To demonstrate what's going on here, I've knocked a quick example together (code on github):

// Application.cfc
component { = "testLoopingOverAppScopedStructs"
// firstRequest.cfm
application.numbers = [
    "one" = "tahi",
    "two" = "rua",
    "three" = "toru",
    "four" = "wha"

for (en in application.numbers) {
    writeOutput("keys @ top of loop: #application.numbers.keyList()#<br>")
    writeOutput("current key: #en#<br>")
    writeOutput("current value: #application.numbers[en]#<br>")
    writeOutput("keys after sleep: #application.numbers.keyList()#<br>")
// secondRequest.cfm
application.numbers["five"]  = "rima"

All very straight forward. In secondRequest.cfm I only add a key so there's a visual cue in the output of firstRequest.cfm when the second request ran.

The test is to run firstRequest.cfm, then whist that's running, run secondRequest.cfm.
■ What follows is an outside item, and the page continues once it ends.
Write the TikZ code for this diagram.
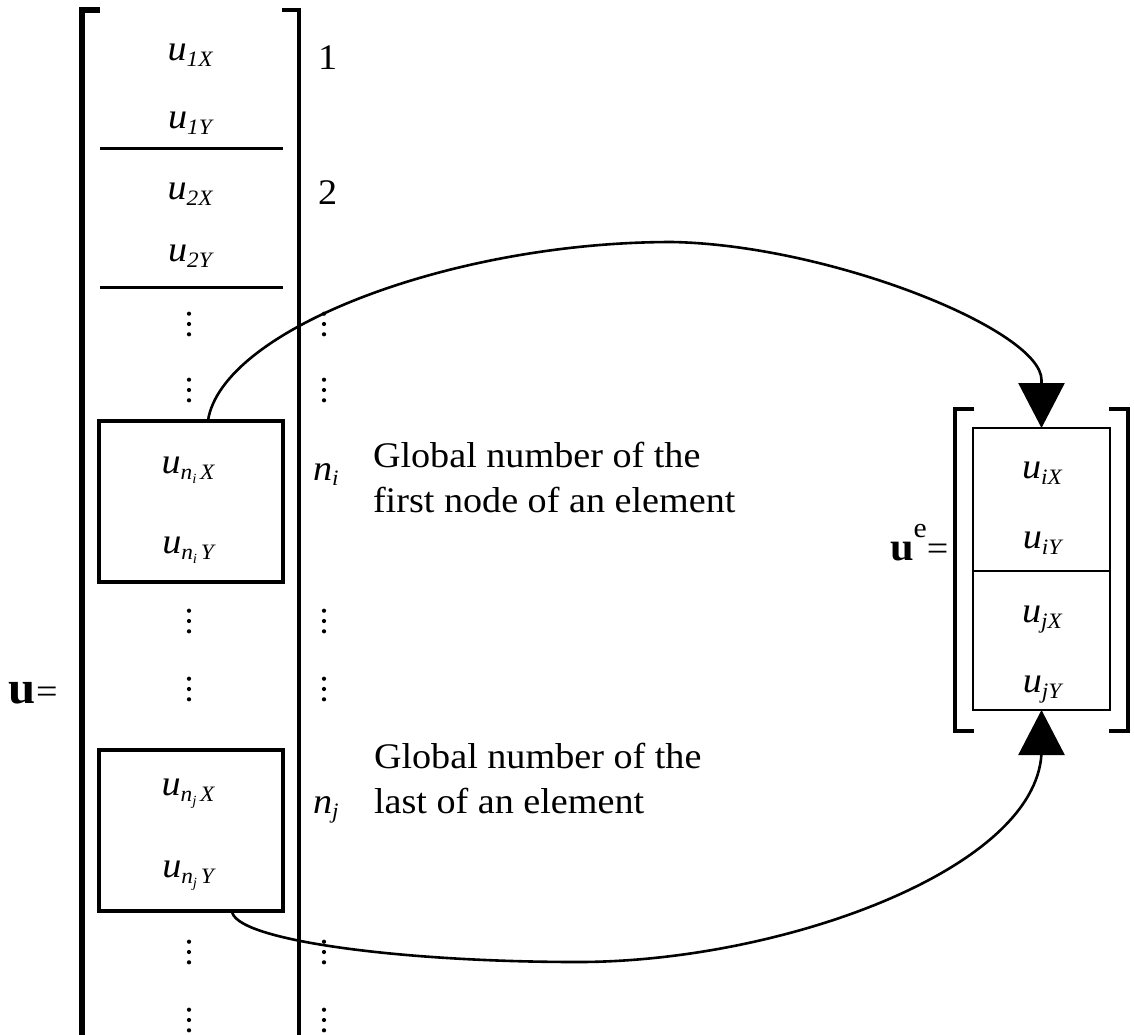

The output from a typical run of firstRequest.cfm would be like:

keys @ top of loop: one,two,three,four
current key: one
current value: tahi
keys after sleep: one,two,three,four
keys @ top of loop: one,two,three,four
current key: two
current value: rua
keys after sleep: one,two,three,five <--- here is where I ran secondRequest.cfm
keys @ top of loop: one,two,three,five
current key: three
current value: toru
keys after sleep: one,two,three,five
keys @ top of loop: one,two,three,five
current key: four

Error Occurred While Processing Request
Element FOUR is undefined in a CFML structure referenced as part of an expression.
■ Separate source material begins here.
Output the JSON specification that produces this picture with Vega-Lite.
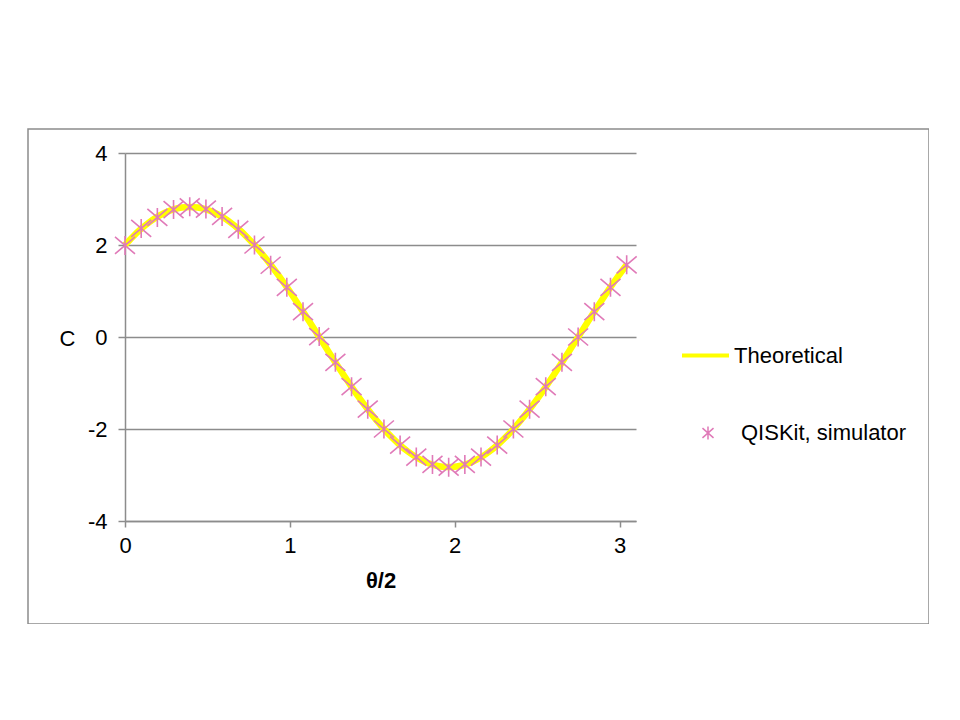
{
  "$schema": "https://vega.github.io/schema/vega-lite/v6.json",
  "width": 901,
  "height": 495,
  "autosize": "none",
  "padding": {"left": 28, "top": 129, "right": 0, "bottom": 0},
  "background": "white",
  "config": {
    "font": "Liberation Sans",
    "view": {"stroke": "#8c8c8c", "strokeWidth": 1.5},
    "axis": {"labelColor": "#000", "titleColor": "#000", "labelFontSize": 22, "titleFontSize": 22},
    "legend": {"labelColor": "#000", "labelFontSize": 22, "labelLimit": 400}
  },
  "datasets": {
    "theory": [
      {"x": 0, "c": 2.0, "series": "Theoretical"},
      {"x": 0.0491, "c": 2.1864, "series": "Theoretical"},
      {"x": 0.0982, "c": 2.3518, "series": "Theoretical"},
      {"x": 0.1473, "c": 2.4944, "series": "Theoretical"},
      {"x": 0.1963, "c": 2.6131, "series": "Theoretical"},
      {"x": 0.2454, "c": 2.7066, "series": "Theoretical"},
      {"x": 0.2945, "c": 2.7741, "series": "Theoretical"},
      {"x": 0.3436, "c": 2.8148, "series": "Theoretical"},
      {"x": 0.3927, "c": 2.8284, "series": "Theoretical"},
      {"x": 0.4418, "c": 2.8148, "series": "Theoretical"},
      {"x": 0.4909, "c": 2.7741, "series": "Theoretical"},
      {"x": 0.54, "c": 2.7066, "series": "Theoretical"},
      {"x": 0.589, "c": 2.6131, "series": "Theoretical"},
      {"x": 0.6381, "c": 2.4944, "series": "Theoretical"},
      {"x": 0.6872, "c": 2.3518, "series": "Theoretical"},
      {"x": 0.7363, "c": 2.1864, "series": "Theoretical"},
      {"x": 0.7854, "c": 2.0, "series": "Theoretical"},
      {"x": 0.8345, "c": 1.7943, "series": "Theoretical"},
      {"x": 0.8836, "c": 1.5714, "series": "Theoretical"},
      {"x": 0.9327, "c": 1.3333, "series": "Theoretical"},
      {"x": 0.9817, "c": 1.0824, "series": "Theoretical"},
      {"x": 1.0308, "c": 0.821, "series": "Theoretical"},
      {"x": 1.0799, "c": 0.5518, "series": "Theoretical"},
      {"x": 1.129, "c": 0.2772, "series": "Theoretical"},
      {"x": 1.1781, "c": 0, "series": "Theoretical"},
      {"x": 1.2272, "c": -0.2772, "series": "Theoretical"},
      {"x": 1.2763, "c": -0.5518, "series": "Theoretical"},
      {"x": 1.3254, "c": -0.821, "series": "Theoretical"},
      {"x": 1.3744, "c": -1.0824, "series": "Theoretical"},
      {"x": 1.4235, "c": -1.3333, "series": "Theoretical"},
      {"x": 1.4726, "c": -1.5714, "series": "Theoretical"},
      {"x": 1.5217, "c": -1.7943, "series": "Theoretical"},
      {"x": 1.5708, "c": -2.0, "series": "Theoretical"},
      {"x": 1.6199, "c": -2.1864, "series": "Theoretical"},
      {"x": 1.669, "c": -2.3518, "series": "Theoretical"},
      {"x": 1.7181, "c": -2.4944, "series": "Theoretical"},
      {"x": 1.7671, "c": -2.6131, "series": "Theoretical"},
      {"x": 1.8162, "c": -2.7066, "series": "Theoretical"},
      {"x": 1.8653, "c": -2.7741, "series": "Theoretical"},
      {"x": 1.9144, "c": -2.8148, "series": "Theoretical"},
      {"x": 1.9635, "c": -2.8284, "series": "Theoretical"},
      {"x": 2.0126, "c": -2.8148, "series": "Theoretical"},
      {"x": 2.0617, "c": -2.7741, "series": "Theoretical"},
      {"x": 2.1108, "c": -2.7066, "series": "Theoretical"},
      {"x": 2.1598, "c": -2.6131, "series": "Theoretical"},
      {"x": 2.2089, "c": -2.4944, "series": "Theoretical"},
      {"x": 2.258, "c": -2.3518, "series": "Theoretical"},
      {"x": 2.3071, "c": -2.1864, "series": "Theoretical"},
      {"x": 2.3562, "c": -2.0, "series": "Theoretical"},
      {"x": 2.4053, "c": -1.7943, "series": "Theoretical"},
      {"x": 2.4544, "c": -1.5714, "series": "Theoretical"},
      {"x": 2.5035, "c": -1.3333, "series": "Theoretical"},
      {"x": 2.5525, "c": -1.0824, "series": "Theoretical"},
      {"x": 2.6016, "c": -0.821, "series": "Theoretical"},
      {"x": 2.6507, "c": -0.5518, "series": "Theoretical"},
      {"x": 2.6998, "c": -0.2772, "series": "Theoretical"},
      {"x": 2.7489, "c": 0, "series": "Theoretical"},
      {"x": 2.798, "c": 0.2772, "series": "Theoretical"},
      {"x": 2.8471, "c": 0.5518, "series": "Theoretical"},
      {"x": 2.8962, "c": 0.821, "series": "Theoretical"},
      {"x": 2.9452, "c": 1.0824, "series": "Theoretical"},
      {"x": 2.9943, "c": 1.3333, "series": "Theoretical"},
      {"x": 3.0434, "c": 1.5714, "series": "Theoretical"}
    ],
    "sim": [
      {"x": 0, "c": 1.99, "series": "QISKit, simulator"},
      {"x": 0.0982, "c": 2.36, "series": "QISKit, simulator"},
      {"x": 0.1963, "c": 2.6, "series": "QISKit, simulator"},
      {"x": 0.2945, "c": 2.77, "series": "QISKit, simulator"},
      {"x": 0.3927, "c": 2.83, "series": "QISKit, simulator"},
      {"x": 0.4909, "c": 2.78, "series": "QISKit, simulator"},
      {"x": 0.589, "c": 2.62, "series": "QISKit, simulator"},
      {"x": 0.6872, "c": 2.34, "series": "QISKit, simulator"},
      {"x": 0.7854, "c": 2.0, "series": "QISKit, simulator"},
      {"x": 0.8836, "c": 1.56, "series": "QISKit, simulator"},
      {"x": 0.9817, "c": 1.08, "series": "QISKit, simulator"},
      {"x": 1.0799, "c": 0.55, "series": "QISKit, simulator"},
      {"x": 1.1781, "c": 0.01, "series": "QISKit, simulator"},
      {"x": 1.2763, "c": -0.55, "series": "QISKit, simulator"},
      {"x": 1.3744, "c": -1.08, "series": "QISKit, simulator"},
      {"x": 1.4726, "c": -1.57, "series": "QISKit, simulator"},
      {"x": 1.5708, "c": -2.0, "series": "QISKit, simulator"},
      {"x": 1.669, "c": -2.35, "series": "QISKit, simulator"},
      {"x": 1.7671, "c": -2.61, "series": "QISKit, simulator"},
      {"x": 1.8653, "c": -2.77, "series": "QISKit, simulator"},
      {"x": 1.9635, "c": -2.83, "series": "QISKit, simulator"},
      {"x": 2.0617, "c": -2.77, "series": "QISKit, simulator"},
      {"x": 2.1598, "c": -2.61, "series": "QISKit, simulator"},
      {"x": 2.258, "c": -2.35, "series": "QISKit, simulator"},
      {"x": 2.3562, "c": -2.0, "series": "QISKit, simulator"},
      {"x": 2.4544, "c": -1.57, "series": "QISKit, simulator"},
      {"x": 2.5525, "c": -1.08, "series": "QISKit, simulator"},
      {"x": 2.6507, "c": -0.55, "series": "QISKit, simulator"},
      {"x": 2.7489, "c": 0.0, "series": "QISKit, simulator"},
      {"x": 2.8471, "c": 0.55, "series": "QISKit, simulator"},
      {"x": 2.9452, "c": 1.08, "series": "QISKit, simulator"},
      {"x": 3.0434, "c": 1.57, "series": "QISKit, simulator"}
    ]
  },
  "encoding": {
    "x": {
      "field": "x",
      "type": "quantitative",
      "scale": {"domain": [0, 3.1], "range": [97, 608], "nice": false, "zero": false},
      "axis": {
        "values": [0, 1, 2, 3],
        "labelExpr": "'' + datum.value",
        "labelFlush": false,
        "grid": false,
        "offset": -103,
        "domainColor": "#8c8c8c",
        "domainWidth": 1.5,
        "tickColor": "#8c8c8c",
        "tickWidth": 1.5,
        "tickSize": 6,
        "labelPadding": 8,
        "title": "θ/2",
        "titleFontWeight": "bold",
        "titlePadding": 14
      }
    },
    "y": {
      "field": "c",
      "type": "quantitative",
      "scale": {"domain": [-4, 4], "range": [392, 24], "nice": false, "zero": false},
      "axis": {
        "values": [-4, -2, 0, 2, 4],
        "labelExpr": "'' + datum.value",
        "labelFlush": false,
        "grid": true,
        "gridColor": "#8c8c8c",
        "gridWidth": 1.5,
        "gridOpacity": 1,
        "offset": -97,
        "domainColor": "#8c8c8c",
        "domainWidth": 1.5,
        "tickColor": "#8c8c8c",
        "tickWidth": 1.5,
        "tickSize": 7,
        "labelPadding": 11,
        "title": "C",
        "titleFontWeight": "normal",
        "titleAngle": 0,
        "titleAlign": "center",
        "titleBaseline": "middle",
        "titleX": -58,
        "titleY": 209
      }
    }
  },
  "layer": [
    {
      "data": {"name": "theory"},
      "mark": {"type": "line", "strokeWidth": 6.5, "interpolate": "monotone"},
      "encoding": {
        "stroke": {
          "field": "series",
          "type": "nominal",
          "scale": {"range": ["#ffff00"]},
          "legend": {
            "orient": "none",
            "legendX": 652,
            "legendY": 201,
            "title": null,
            "symbolType": "stroke",
            "symbolStrokeWidth": 4,
            "symbolSize": 2209,
            "labelOffset": 3
          }
        }
      }
    },
    {
      "data": {"name": "sim"},
      "mark": {
        "type": "point",
        "shape": "M0,-0.95V0.95M-1,-0.85L1,0.85M-1,0.85L1,-0.85",
        "size": 400,
        "filled": false,
        "strokeWidth": 1.6,
        "opacity": 1
      },
      "encoding": {
        "color": {
          "field": "series",
          "type": "nominal",
          "scale": {"range": ["#e07ab8"]},
          "legend": {
            "orient": "none",
            "legendX": 669,
            "legendY": 293,
            "title": null,
            "symbolType": "M0,-1V1M-0.85,-0.75L0.85,0.75M-0.85,0.75L0.85,-0.75",
            "symbolSize": 169,
            "symbolStrokeWidth": 1.5,
            "labelOffset": 22
          }
        }
      }
    }
  ]
}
You can see that the keys the loop iterates over is set at the beginning, given it's unaffected by changes to the struct's keys during the loop.
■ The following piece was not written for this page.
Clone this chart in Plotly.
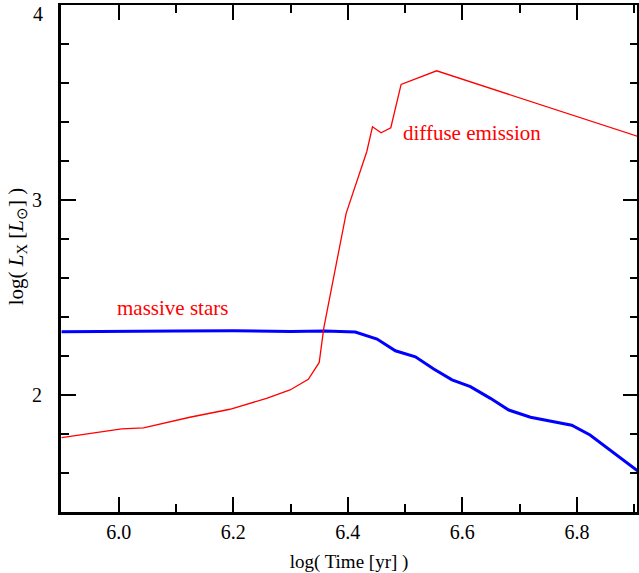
import plotly.graph_objects as go

# X-ray luminosity history of a young cluster
# log(time / yr) and log(L_X / L_sun) for each component

diffuse_logt = [5.900, 6.005, 6.043, 6.124, 6.194, 6.258, 6.299, 6.331, 6.350,
                6.358, 6.397, 6.407, 6.433, 6.443, 6.458, 6.475, 6.493, 6.555, 6.908]
diffuse_loglx = [1.782, 1.826, 1.831, 1.886, 1.927, 1.983, 2.026, 2.081, 2.167,
                 2.344, 2.932, 3.023, 3.248, 3.376, 3.345, 3.371, 3.593, 3.663, 3.325]

stars_logt = [5.900, 6.000, 6.100, 6.200, 6.300, 6.360, 6.413, 6.451, 6.483, 6.518,
              6.550, 6.582, 6.614, 6.649, 6.681, 6.719, 6.759, 6.791, 6.823, 6.858, 6.908]
stars_loglx = [2.325, 2.325, 2.328, 2.330, 2.326, 2.328, 2.323, 2.287, 2.227, 2.196,
               2.133, 2.078, 2.043, 1.983, 1.923, 1.886, 1.865, 1.845, 1.795, 1.718, 1.607]

y_tickvals = [2, 3, 4]
y_ticktext = ["2", "3", "4"]

x_range = [5.899, 6.905]
y_range = [1.4, 4.0005]

FONT = "Liberation Serif, Times New Roman, serif"

fig = go.Figure()

fig.add_trace(go.Scatter(x=stars_logt, y=stars_loglx, mode="lines",
                         line=dict(color="#0000ff", width=3), showlegend=False))
fig.add_trace(go.Scatter(x=diffuse_logt, y=diffuse_loglx, mode="lines",
                         line=dict(color="#ff0000", width=1.3), showlegend=False))
# empty trace so the mirrored top/right axes get drawn
fig.add_trace(go.Scatter(x=[], y=[], xaxis="x2", yaxis="y2", showlegend=False))

fig.add_annotation(x=6.093, y=2.445, xref="x", yref="y", text="massive stars",
                   showarrow=False, font=dict(family=FONT, size=21, color="#ff0000"))
fig.add_annotation(x=6.616, y=3.345, xref="x", yref="y", text="diffuse emission",
                   showarrow=False, font=dict(family=FONT, size=21, color="#ff0000"))

tick_font = dict(family=FONT, size=20, color="#000000")

# the top label sits just below its tick so it stays inside the figure
fig.add_annotation(x=0, xref="paper", y=y_tickvals[-1], yref="y",
                   text=y_ticktext[-1], showarrow=False,
                   xanchor="right", yanchor="middle", xshift=-16, yshift=-9,
                   font=tick_font)

# y-axis title, rotated, centred a little above the middle of the axis
fig.add_annotation(x=0, xref="paper", y=0.524, yref="paper",
                   text="log( <i>L</i><sub>X</sub> [<i>L</i><sub>⊙</sub>] )",
                   showarrow=False, textangle=-90,
                   xanchor="center", yanchor="middle", xshift=-44,
                   font=dict(family=FONT, size=21, color="#000000"))

fig.update_layout(
    width=639, height=573,
    margin=dict(l=61, r=2, t=5, b=61),
    paper_bgcolor="white", plot_bgcolor="white",
    font=dict(family=FONT, color="#000000"),
    xaxis=dict(
        range=x_range, showgrid=False, zeroline=False, automargin=False,
        showline=True, linecolor="black", linewidth=3,
        ticks="inside", ticklen=15, tickwidth=1.5, tickcolor="black",
        tick0=6.0, dtick=0.2, tickformat=".1f", tickfont=tick_font,
        ticklabeloverflow="allow", ticklabelstandoff=0,
        minor=dict(dtick=0.1, tick0=6.0, ticks="inside", ticklen=8,
                   tickwidth=1.5, tickcolor="black", showgrid=False),
        title=dict(text="log( Time [yr] )", font=dict(family=FONT, size=19),
                   standoff=15),
    ),
    yaxis=dict(
        range=y_range, showgrid=False, zeroline=False, automargin=False,
        showline=True, linecolor="black", linewidth=3,
        ticks="inside", ticklen=15, tickwidth=1.5, tickcolor="black",
        tickvals=y_tickvals, ticktext=y_ticktext[:-1] + [""],
        tickfont=tick_font, ticklabelstandoff=12,
        minor=dict(dtick=0.2, tick0=0, ticks="inside", ticklen=8,
                   tickwidth=1.5, tickcolor="black", showgrid=False),
    ),
    xaxis2=dict(
        range=x_range, overlaying="x", side="top", anchor="y2", automargin=False,
        showgrid=False, zeroline=False, showticklabels=False,
        showline=True, linecolor="black", linewidth=2,
        ticks="inside", ticklen=15, tickwidth=1.5, tickcolor="black",
        tick0=6.0, dtick=0.2,
        minor=dict(dtick=0.1, tick0=6.0, ticks="inside", ticklen=8,
                   tickwidth=1.5, tickcolor="black", showgrid=False),
    ),
    yaxis2=dict(
        range=y_range, overlaying="y", side="right", anchor="x2", automargin=False,
        showgrid=False, zeroline=False, showticklabels=False,
        showline=True, linecolor="black", linewidth=2,
        ticks="inside", ticklen=14, tickwidth=1.5, tickcolor="black",
        tick0=0, dtick=1,
        minor=dict(dtick=0.2, tick0=0, ticks="inside", ticklen=7,
                   tickwidth=1.5, tickcolor="black", showgrid=False),
    ),
)

fig.write_html("out.html")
What should the CFWheels codebase do to mitigate this. Well: here's a list of things that are… erm… "less good than they could be "… in that code.

  • Framework functionality should be in classes, not in include files. In this case cache-handing code should be in a CachingService or somesuch.
  • internal.cfm is an awful name for a library. A filename should describe what the code does (like, say "CachingService"), not how it's used ("internally", apparently. Sounds uncomfortable, not to mention a bit unhygienic).
  • Related to this, that file is a hotchpotch mess of all sorts of shite that should be homed somewhere else. This describes most files in the CFWheels codebase, unfortunately.
  • The only code that touches the application scope should be in an ApplicationScopeProxy object. BTW this makes controlling the scope-locking way easier to manage. See also: SessionScopeProxy / ServerScopeProxy / etc
  • Within that proxy, access to any shared scope should be appropriately synchronised (with a lock). This should also be extended to mitigating race conditions like we have here.
  • If your function is called addToCache then stick to doing that. Code that removes stuff from the cache does not belong there.
  • All the code in that method is conditional. All of it. There is no "mainline" or happy path. Simplify the conditions and bail out if they're not met. Don't put the code you actually expect to run inside a conditional block.
  • Connected to the two preceding points: most of the code in that method is not actually anything to do with adding something to a cache.
  • For the love of god stop prefixing functions with $ to indicate they're private. Just make them private.

I don't think anything there is particularly controversial or complicated. And whilst it's beyond "CFML 101", I think it's within the low bar of "Writing Frameworks 101".

Anyway. There you got. A coupla hours in the life of someone who has to use CFWheels.